● Required work
Return exactly, and only, the lines from the one holding "What Plotly code" through the one holding "import plotly.graph_objects as go", both included; the pictures stay out.

[Entries shown start]

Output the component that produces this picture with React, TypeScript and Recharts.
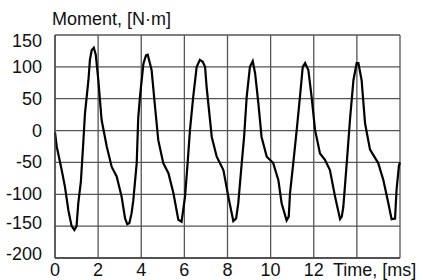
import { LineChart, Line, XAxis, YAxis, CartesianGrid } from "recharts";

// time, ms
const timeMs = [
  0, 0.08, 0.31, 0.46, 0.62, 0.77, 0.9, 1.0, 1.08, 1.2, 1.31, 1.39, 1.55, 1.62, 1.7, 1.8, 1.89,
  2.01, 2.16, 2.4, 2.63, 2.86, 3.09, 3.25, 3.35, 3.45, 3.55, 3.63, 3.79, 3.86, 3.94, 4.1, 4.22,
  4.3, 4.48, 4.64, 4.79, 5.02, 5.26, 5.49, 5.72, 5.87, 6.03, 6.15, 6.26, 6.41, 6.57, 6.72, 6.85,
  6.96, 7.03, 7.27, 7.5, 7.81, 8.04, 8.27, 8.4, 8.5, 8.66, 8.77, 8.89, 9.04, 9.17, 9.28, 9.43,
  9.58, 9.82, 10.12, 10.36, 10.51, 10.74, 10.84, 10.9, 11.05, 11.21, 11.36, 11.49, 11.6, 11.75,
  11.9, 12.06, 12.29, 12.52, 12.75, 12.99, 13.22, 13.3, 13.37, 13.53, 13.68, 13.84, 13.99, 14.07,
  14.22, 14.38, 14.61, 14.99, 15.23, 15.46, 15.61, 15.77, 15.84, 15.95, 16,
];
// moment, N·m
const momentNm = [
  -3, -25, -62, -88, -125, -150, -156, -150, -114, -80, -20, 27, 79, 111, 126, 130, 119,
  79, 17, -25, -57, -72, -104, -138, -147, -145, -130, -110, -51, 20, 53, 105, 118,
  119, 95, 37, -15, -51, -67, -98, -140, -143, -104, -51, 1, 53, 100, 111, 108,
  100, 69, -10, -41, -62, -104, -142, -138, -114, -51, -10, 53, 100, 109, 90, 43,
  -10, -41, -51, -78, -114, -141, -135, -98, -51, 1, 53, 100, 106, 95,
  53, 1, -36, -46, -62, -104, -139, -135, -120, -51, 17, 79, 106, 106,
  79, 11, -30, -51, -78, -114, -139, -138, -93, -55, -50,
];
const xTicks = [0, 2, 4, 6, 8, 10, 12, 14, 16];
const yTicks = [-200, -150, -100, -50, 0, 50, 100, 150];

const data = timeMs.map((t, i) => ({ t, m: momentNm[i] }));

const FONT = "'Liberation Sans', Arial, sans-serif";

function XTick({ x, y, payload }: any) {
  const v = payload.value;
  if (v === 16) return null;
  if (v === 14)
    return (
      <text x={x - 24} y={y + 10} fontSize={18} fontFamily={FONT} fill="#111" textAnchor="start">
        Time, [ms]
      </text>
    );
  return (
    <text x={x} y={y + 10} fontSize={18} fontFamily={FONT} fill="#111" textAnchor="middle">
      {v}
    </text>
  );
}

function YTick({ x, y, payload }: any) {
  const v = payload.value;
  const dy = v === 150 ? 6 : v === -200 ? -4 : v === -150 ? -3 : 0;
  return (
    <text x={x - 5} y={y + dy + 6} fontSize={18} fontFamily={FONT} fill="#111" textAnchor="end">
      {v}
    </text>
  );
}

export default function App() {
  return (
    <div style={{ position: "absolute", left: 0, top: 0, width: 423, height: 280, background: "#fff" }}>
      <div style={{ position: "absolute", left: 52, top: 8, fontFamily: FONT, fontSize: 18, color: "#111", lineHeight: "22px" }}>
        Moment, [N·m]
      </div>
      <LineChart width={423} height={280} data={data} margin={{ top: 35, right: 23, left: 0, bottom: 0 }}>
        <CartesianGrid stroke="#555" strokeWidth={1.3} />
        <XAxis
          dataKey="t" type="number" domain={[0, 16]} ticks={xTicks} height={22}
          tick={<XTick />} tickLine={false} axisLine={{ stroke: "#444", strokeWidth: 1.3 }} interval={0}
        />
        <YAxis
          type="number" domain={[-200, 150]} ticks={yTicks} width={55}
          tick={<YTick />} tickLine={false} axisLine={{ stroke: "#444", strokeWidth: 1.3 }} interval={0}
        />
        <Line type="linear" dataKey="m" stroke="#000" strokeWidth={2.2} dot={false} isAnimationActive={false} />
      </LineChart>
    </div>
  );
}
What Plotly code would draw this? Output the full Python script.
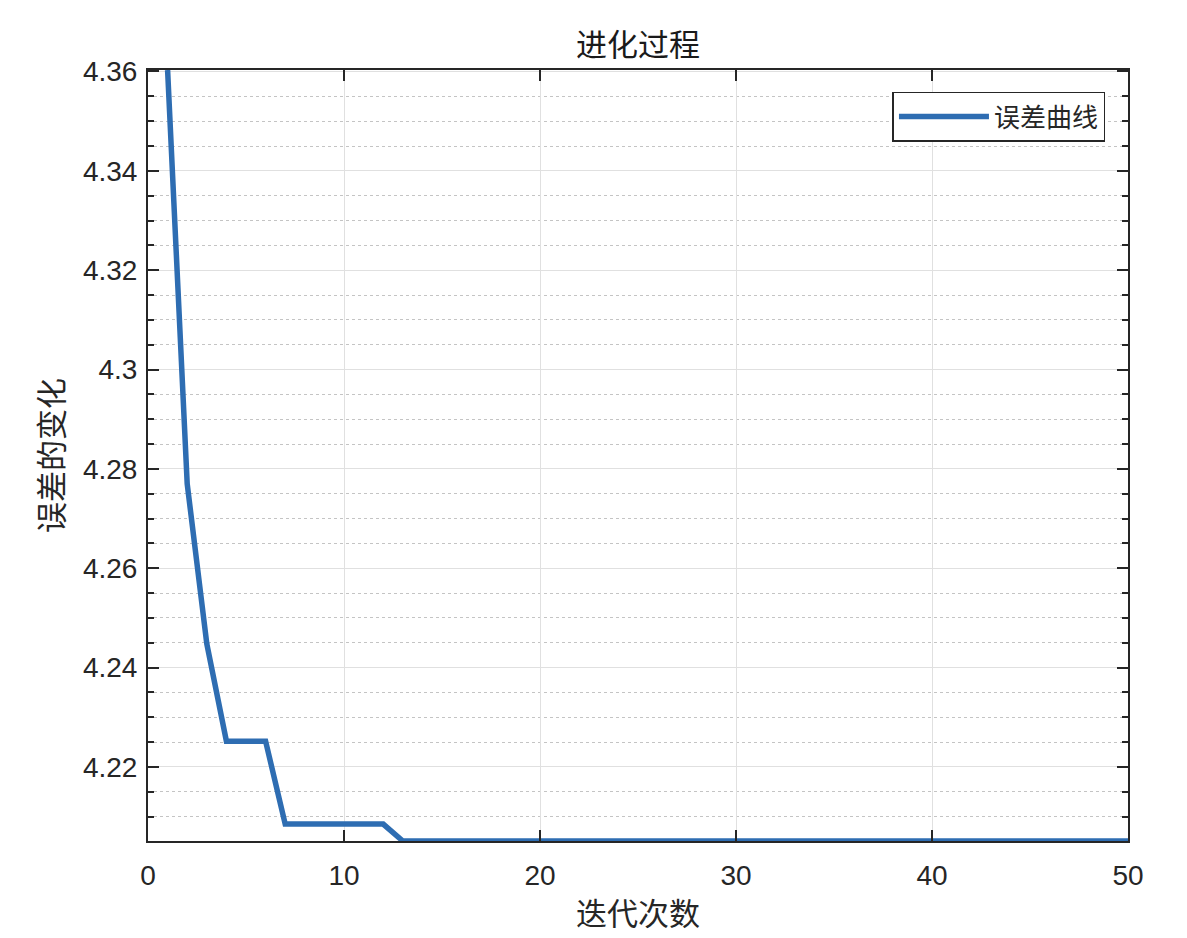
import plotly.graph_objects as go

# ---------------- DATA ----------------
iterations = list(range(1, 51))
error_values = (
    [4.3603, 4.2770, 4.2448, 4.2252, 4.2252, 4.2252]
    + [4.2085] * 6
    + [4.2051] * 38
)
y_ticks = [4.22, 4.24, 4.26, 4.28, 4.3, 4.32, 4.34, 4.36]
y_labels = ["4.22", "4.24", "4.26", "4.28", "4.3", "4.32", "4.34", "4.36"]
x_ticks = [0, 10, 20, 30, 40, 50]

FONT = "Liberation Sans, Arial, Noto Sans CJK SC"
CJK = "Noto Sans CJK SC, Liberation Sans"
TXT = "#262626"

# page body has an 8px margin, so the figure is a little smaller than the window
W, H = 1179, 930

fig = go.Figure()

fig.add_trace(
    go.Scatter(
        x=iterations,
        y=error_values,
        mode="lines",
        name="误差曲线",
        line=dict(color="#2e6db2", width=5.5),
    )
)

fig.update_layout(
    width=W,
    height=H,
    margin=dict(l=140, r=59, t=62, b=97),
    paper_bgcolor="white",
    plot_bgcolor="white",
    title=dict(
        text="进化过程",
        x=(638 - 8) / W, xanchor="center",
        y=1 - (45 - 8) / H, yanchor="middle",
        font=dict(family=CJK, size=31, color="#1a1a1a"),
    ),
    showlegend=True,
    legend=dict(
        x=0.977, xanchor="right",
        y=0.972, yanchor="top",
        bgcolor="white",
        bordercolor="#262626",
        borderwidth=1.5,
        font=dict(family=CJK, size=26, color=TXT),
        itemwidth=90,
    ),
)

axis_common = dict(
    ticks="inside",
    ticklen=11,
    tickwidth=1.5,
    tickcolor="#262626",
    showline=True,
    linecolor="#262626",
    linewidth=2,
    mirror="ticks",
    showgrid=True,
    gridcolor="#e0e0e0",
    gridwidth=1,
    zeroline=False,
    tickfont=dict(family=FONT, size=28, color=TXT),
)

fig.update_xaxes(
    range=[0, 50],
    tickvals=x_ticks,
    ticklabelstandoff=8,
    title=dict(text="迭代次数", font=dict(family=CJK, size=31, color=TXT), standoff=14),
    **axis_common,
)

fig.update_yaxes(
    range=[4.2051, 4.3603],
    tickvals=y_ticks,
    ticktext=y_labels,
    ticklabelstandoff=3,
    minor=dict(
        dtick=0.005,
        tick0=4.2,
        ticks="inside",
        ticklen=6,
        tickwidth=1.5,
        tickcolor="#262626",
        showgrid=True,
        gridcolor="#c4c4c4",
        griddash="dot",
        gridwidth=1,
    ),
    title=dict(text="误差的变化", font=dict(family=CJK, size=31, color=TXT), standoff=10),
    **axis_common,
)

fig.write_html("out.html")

[Entries shown end]

● Answer to the problem
What Plotly code would draw this? Output the full Python script.
import plotly.graph_objects as go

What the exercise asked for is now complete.